Commercial Reasonableness and Prompt Notification
The court further emphasized that critical questions regarding commercial reasonableness and prompt notification could only be resolved through a trial. It pointed out that the method proposed by Easy Financial to cure any title defects, specifically the delivery of an insurance policy, raised issues of what constituted a commercially reasonable solution under the Master Loan Purchase Agreement. Similarly, there was a factual dispute about whether Easy Financial had received prompt notification regarding the existence of the Saratoga Lien and associated title defects. The court underscored that these matters involve fact-intensive inquiries, which are generally reserved for the jury to determine, thus reinforcing the need for a trial.
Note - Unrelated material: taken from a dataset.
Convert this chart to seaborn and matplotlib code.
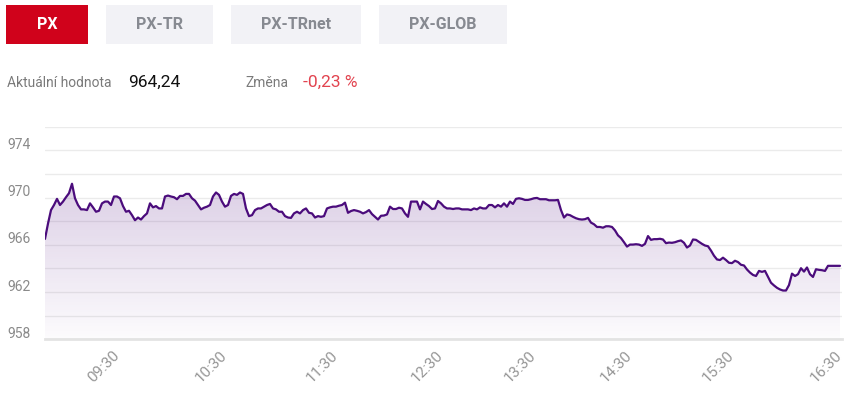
import numpy as np
import matplotlib
matplotlib.use("Agg")
import matplotlib.pyplot as plt
import matplotlib.transforms as mtransforms
from matplotlib.patches import Rectangle
import seaborn as sns

# PX index intraday, one sample every ~3 px of the original chart
px_values = [
    966.50, 967.80, 968.94, 969.37, 969.89, 969.37, 969.66, 970.03, 970.37, 971.17,
    969.94, 969.37, 969.00, 969.00, 968.94, 969.51, 969.17, 968.80, 968.88, 969.51,
    969.66, 969.66, 969.37, 970.09, 970.09, 969.94, 969.28, 968.80, 968.88, 968.51,
    968.08, 968.31, 968.14, 968.43, 968.66, 969.51, 969.17, 969.28, 969.08,
    969.08, 970.09, 970.17, 970.09, 970.03, 969.86, 970.14, 970.14, 970.31, 970.31,
    969.94, 969.74, 969.37, 969.00, 969.14, 969.23, 969.37, 970.09, 970.43, 970.23,
    969.66, 969.23, 969.37, 970.14, 970.31, 970.23, 970.43, 970.31, 969.08, 968.43,
    968.51, 968.94, 969.08, 969.08, 969.23, 969.37, 969.46, 969.08,
    969.00, 968.80, 968.80, 968.43, 968.31, 968.28, 968.66, 968.80, 968.66, 968.94,
    969.08, 968.71, 968.66, 968.31, 968.43, 968.37, 968.43, 969.08, 969.17, 969.23,
    969.23, 969.31, 969.37, 969.57, 968.71, 968.86, 968.94, 968.88, 968.80, 968.66,
    968.77, 968.94, 968.60, 968.37, 968.14, 968.46, 968.48, 968.57,
    969.23, 969.03, 969.03, 969.14, 969.08, 968.66, 968.37, 969.66, 969.66, 969.66,
    969.00, 969.66, 969.46, 969.28, 969.03, 969.08, 969.71, 969.51, 969.23, 969.08,
    969.08, 969.03, 969.08, 969.08, 969.00, 969.00, 969.00, 968.94, 969.08, 969.00,
    969.17, 969.08, 969.08, 969.37, 969.37, 969.17, 969.37, 969.23, 969.51,
    969.23, 969.66, 969.46, 969.89, 969.94, 969.89, 969.80, 969.80, 969.86, 969.94,
    969.97, 969.86, 969.86, 969.86, 969.77, 969.77, 969.77, 969.80, 968.94, 968.31,
    968.57, 968.51, 968.37, 968.25, 968.17, 968.14, 968.17, 968.28, 967.88, 967.74,
    967.51, 967.51, 967.45, 967.57, 967.57, 967.51, 967.22, 966.80,
    966.57, 966.22, 965.85, 966.02, 966.02, 966.05, 966.02, 965.91, 966.08, 966.74,
    966.42, 966.48, 966.48, 966.51, 966.45, 966.14, 966.19, 966.17, 966.22, 966.31,
    966.37, 966.17, 965.77, 965.94, 966.45, 966.42, 966.25, 966.08, 965.94, 965.88,
    965.51, 965.08, 964.76, 964.71, 964.91, 964.71, 964.48, 964.45, 964.65,
    964.54, 964.31, 964.25, 963.91, 963.65, 963.45, 963.36, 963.79, 963.71, 963.79,
    963.28, 962.79, 962.56, 962.36, 962.22, 962.13, 962.13, 962.59, 963.56, 963.36,
    963.51, 964.02, 963.73, 964.08, 963.51, 963.28, 963.93, 963.88, 963.85, 963.79,
    964.22, 964.22, 964.22, 964.22, 964.22,
]
time_labels = ["09:30", "10:30", "11:30", "12:30", "13:30", "14:30", "15:30", "16:30"]
time_index = [24, 60, 97, 132, 163, 195, 229, 265]
grid_levels = [958, 960, 962, 964, 966, 968, 970, 972, 974, 976]
label_levels = [958, 962, 966, 970, 974]
index_names = ["PX", "PX-TR", "PX-TRnet", "PX-GLOB"]
current_value = "964,24"
change_value = "-0,23 %"

sns.set_style("white")
plt.rcParams["font.family"] = ["Roboto", "DejaVu Sans"]

LINE = "#4b0c7c"
GRAY = "#8a8a8a"

fig = plt.figure(figsize=(8.44, 3.97), dpi=100)
W, H = 844, 397
ax = fig.add_axes([45 / W, 1 - 339.3 / H, 797 / W, (339.3 - 126.7) / H])

x = np.arange(len(px_values))
y = np.array(px_values)
sns.lineplot(x=x, y=y, color=LINE, linewidth=1.6, ax=ax, zorder=3)

ax.set_xlim(0, 265.67)
ax.set_ylim(958, 976)

# gradient fill under the line
poly = ax.fill_between(x, y, 958, color="none", lw=0)
grad = np.linspace(0.0, 1.0, 256).reshape(-1, 1)
rgba = np.zeros((256, 1, 4))
rgba[..., 0] = 0.45
rgba[..., 1] = 0.25
rgba[..., 2] = 0.60
rgba[..., 3] = 0.02 + 0.23 * grad
img = ax.imshow(rgba, aspect="auto", origin="lower",
                extent=[0, 265.67, 958, y.max()], zorder=2)
img.set_clip_path(poly.get_paths()[0], transform=ax.transData)

# grid
ax.set_yticks(grid_levels)
ax.set_yticklabels([])
ax.tick_params(axis="y", length=0)
ax.yaxis.grid(True, color="#ebebeb", lw=1)
ax.xaxis.grid(False)
for s in ["top", "left", "right"]:
    ax.spines[s].set_visible(False)
ax.spines["bottom"].set_color("#e3e3e3")
ax.spines["bottom"].set_linewidth(2)

# y labels sit a little above their grid lines
ylab_tr = mtransforms.blended_transform_factory(fig.transFigure, ax.transData) + \
    mtransforms.ScaledTranslation(0, 7 / 100, fig.dpi_scale_trans)
for v in label_levels:
    ax.text(7 / W, v, str(v), transform=ylab_tr, ha="left", va="center_baseline",
            fontsize=10, color=GRAY)

ax.set_xticks(time_index)
ax.set_xticklabels(time_labels, rotation=45, ha="right", va="center",
                   rotation_mode="anchor", fontsize=11, color="#969696")
ax.tick_params(axis="x", length=0, pad=10)

# header buttons
btn_x = [(6, 88), (106, 213), (231, 361), (379, 507)]
for i, (name, (x0, x1)) in enumerate(zip(index_names, btn_x)):
    fc = "#d0021b" if i == 0 else "#f2f2f6"
    tc = "white" if i == 0 else "#878a91"
    fig.patches.append(Rectangle((x0 / W, 1 - 44 / H), (x1 - x0) / W, 39 / H,
                                 transform=fig.transFigure, facecolor=fc,
                                 edgecolor="none"))
    fig.text((x0 + x1) / 2 / W, 1 - 24.5 / H, name, ha="center", va="center",
             fontsize=11.5, fontweight="bold", color=tc)

fig.text(7 / W, 1 - 83 / H, "Aktuální hodnota", ha="left", va="center",
         fontsize=10, color="#7a7a7a")
fig.text(128 / W, 1 - 82.5 / H, current_value, ha="left", va="center",
         fontsize=12.5, color="#111111")
fig.text(245 / W, 1 - 83 / H, "Změna", ha="left", va="center",
         fontsize=10, color="#7a7a7a")
fig.text(303 / W, 1 - 82.5 / H, change_value, ha="left", va="center",
         fontsize=12.5, color="#e2434f")

fig.savefig("out.png", dpi=100, facecolor="white")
Waiver of Repurchase Rights
Another significant unresolved issue was whether Churchill had waived its right to demand the repurchase of delinquent mortgage loans by continuing to accept payments over an extended period. The court referenced North Carolina case law, indicating that a party’s continued performance after knowledge of a breach could imply a waiver of the right to insist upon strict compliance with the contract. The court found it necessary for a jury to assess the intent behind Churchill's actions and whether these actions reflected an intention to waive any breaches. This question of intent, intertwined with factual circumstances, further necessitated a trial rather than resolution through summary judgment.
Conclusion on Summary Judgment
Ultimately, the court concluded that neither party was entitled to summary judgment due to the presence of multiple genuine disputes of material fact that required resolution at trial. The court maintained that these factual disputes, ranging from the nature of the alleged breaches to the implications of contractual provisions, were substantive enough to warrant a jury's assessment. As a result, the court denied both parties' motions for summary judgment, allowing the case to proceed to trial, where a jury would have the opportunity to weigh the evidence and credibility of witnesses in a more comprehensive manner.